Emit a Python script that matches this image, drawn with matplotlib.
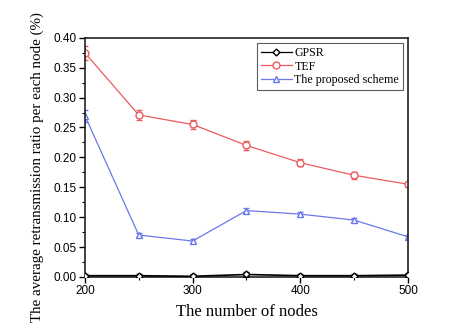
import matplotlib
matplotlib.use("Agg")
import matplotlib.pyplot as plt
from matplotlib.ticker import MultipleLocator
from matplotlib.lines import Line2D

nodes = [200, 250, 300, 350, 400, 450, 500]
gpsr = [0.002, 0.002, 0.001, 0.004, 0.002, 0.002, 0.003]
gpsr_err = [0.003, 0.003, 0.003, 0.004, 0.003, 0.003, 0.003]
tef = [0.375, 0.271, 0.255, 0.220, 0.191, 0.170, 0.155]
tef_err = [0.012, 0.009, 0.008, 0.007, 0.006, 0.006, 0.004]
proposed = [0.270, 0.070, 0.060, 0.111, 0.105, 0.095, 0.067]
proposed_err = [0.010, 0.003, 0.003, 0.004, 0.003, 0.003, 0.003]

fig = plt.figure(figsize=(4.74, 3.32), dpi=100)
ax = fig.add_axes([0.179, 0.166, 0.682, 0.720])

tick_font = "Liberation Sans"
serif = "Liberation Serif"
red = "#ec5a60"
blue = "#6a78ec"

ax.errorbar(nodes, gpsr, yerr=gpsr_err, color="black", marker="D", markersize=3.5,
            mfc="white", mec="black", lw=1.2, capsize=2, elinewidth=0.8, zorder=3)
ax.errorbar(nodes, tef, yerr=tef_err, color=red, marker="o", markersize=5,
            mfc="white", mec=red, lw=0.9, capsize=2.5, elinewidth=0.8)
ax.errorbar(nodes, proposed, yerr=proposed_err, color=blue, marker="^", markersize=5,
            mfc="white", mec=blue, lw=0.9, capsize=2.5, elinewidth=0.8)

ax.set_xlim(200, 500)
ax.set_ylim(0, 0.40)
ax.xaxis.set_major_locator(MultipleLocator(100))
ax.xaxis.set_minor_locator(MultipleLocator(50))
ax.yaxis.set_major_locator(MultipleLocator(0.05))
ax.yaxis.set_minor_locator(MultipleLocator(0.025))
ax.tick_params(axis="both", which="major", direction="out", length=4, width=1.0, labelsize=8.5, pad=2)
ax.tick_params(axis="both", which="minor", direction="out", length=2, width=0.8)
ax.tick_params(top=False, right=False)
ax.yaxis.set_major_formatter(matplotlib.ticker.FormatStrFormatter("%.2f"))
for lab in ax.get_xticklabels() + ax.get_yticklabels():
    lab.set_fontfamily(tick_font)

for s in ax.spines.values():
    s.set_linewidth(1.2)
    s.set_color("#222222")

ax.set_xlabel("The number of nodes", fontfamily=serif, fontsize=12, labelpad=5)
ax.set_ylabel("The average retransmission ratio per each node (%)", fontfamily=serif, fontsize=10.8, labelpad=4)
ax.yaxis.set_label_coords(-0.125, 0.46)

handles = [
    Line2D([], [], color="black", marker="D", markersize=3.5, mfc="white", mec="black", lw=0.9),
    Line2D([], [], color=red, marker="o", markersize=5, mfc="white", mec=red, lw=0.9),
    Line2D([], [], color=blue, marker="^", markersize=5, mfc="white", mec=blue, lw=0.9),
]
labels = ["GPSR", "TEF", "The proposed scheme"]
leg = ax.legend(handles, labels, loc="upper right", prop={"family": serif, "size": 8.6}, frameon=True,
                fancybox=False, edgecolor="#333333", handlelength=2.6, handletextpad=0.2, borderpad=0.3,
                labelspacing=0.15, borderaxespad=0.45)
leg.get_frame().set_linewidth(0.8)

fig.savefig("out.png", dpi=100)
* * *
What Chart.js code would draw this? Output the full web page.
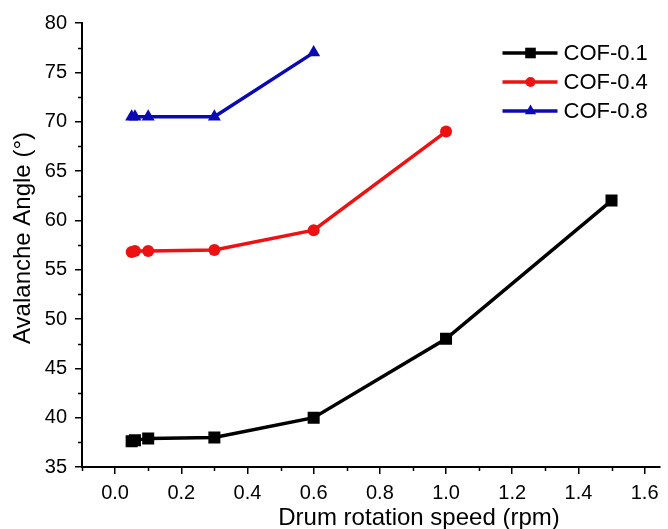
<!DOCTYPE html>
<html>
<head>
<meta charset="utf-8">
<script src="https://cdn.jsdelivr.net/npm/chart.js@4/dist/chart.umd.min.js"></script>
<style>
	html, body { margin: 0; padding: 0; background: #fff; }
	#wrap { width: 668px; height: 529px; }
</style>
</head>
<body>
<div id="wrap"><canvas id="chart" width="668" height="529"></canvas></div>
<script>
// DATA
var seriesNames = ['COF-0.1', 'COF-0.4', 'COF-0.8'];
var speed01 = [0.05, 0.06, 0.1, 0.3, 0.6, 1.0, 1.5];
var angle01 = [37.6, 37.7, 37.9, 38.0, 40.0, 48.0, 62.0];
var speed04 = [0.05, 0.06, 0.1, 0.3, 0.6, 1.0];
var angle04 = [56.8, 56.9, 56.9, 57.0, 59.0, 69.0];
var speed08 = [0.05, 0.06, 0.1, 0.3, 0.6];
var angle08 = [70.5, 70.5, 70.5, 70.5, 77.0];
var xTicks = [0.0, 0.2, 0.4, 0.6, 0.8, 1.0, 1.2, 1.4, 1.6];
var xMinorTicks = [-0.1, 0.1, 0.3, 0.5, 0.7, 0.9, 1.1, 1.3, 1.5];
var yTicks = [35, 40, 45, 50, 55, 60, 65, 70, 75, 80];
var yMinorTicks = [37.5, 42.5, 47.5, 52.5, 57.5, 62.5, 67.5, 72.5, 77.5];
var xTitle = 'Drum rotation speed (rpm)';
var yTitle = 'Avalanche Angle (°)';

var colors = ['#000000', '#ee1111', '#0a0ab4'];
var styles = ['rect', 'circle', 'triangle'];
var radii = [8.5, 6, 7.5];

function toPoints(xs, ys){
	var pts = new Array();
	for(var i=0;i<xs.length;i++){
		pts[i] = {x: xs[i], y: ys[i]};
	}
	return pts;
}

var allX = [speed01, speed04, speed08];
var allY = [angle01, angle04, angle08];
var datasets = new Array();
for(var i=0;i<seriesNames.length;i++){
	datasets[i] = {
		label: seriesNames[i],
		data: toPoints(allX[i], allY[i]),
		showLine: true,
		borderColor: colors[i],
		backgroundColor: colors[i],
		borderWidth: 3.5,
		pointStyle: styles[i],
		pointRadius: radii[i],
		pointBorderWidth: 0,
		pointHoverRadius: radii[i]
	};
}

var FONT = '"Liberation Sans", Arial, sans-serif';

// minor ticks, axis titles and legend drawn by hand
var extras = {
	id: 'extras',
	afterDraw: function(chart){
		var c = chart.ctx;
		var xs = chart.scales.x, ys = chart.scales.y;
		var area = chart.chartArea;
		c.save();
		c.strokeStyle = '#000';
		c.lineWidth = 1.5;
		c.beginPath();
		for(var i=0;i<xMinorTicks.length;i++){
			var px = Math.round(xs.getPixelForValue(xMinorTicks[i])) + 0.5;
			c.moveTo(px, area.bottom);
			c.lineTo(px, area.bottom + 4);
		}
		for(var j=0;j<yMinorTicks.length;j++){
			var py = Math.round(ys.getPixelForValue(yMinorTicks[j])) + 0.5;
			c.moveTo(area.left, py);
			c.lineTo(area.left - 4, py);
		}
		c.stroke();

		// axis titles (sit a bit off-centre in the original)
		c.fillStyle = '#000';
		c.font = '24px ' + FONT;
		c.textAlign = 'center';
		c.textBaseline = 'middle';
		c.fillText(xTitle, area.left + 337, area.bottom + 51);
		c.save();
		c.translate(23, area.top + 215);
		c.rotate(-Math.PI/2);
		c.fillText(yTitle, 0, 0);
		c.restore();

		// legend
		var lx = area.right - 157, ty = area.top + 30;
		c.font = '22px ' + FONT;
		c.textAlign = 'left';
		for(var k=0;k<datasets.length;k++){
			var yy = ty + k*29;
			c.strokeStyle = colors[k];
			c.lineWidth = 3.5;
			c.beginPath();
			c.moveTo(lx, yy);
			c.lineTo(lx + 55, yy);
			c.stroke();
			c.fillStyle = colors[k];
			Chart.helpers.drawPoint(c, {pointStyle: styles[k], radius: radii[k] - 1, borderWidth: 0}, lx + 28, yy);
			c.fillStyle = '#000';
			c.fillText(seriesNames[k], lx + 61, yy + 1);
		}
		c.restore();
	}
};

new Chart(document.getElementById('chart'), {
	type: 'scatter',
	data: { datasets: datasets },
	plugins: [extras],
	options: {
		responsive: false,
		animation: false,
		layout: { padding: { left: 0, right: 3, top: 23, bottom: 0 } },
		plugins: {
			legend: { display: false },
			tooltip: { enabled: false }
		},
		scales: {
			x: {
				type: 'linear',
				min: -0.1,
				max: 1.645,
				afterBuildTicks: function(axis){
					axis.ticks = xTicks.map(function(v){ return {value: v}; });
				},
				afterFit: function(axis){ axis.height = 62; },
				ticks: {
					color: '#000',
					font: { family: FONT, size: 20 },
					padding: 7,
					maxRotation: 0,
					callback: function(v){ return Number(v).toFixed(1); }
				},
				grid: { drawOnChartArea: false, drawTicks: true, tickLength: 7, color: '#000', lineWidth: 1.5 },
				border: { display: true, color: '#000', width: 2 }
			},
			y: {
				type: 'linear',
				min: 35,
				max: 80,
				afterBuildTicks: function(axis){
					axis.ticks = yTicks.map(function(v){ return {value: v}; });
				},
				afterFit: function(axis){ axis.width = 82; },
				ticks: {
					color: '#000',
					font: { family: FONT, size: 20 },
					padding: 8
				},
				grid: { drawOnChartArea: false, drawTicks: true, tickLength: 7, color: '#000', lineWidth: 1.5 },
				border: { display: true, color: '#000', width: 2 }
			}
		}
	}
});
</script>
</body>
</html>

= TASK DESCRIPTION =
Pictures are not part of the copy. Reproduce the lines from the one containing "Emit a Python" through the one containing "from matplotlib.lines import Line2D", exactly and nothing more.

= FULL ANSWER =
Emit a Python script that matches this image, drawn with matplotlib.
import matplotlib
matplotlib.use("Agg")
import matplotlib.pyplot as plt
from matplotlib.ticker import MultipleLocator
from matplotlib.lines import Line2D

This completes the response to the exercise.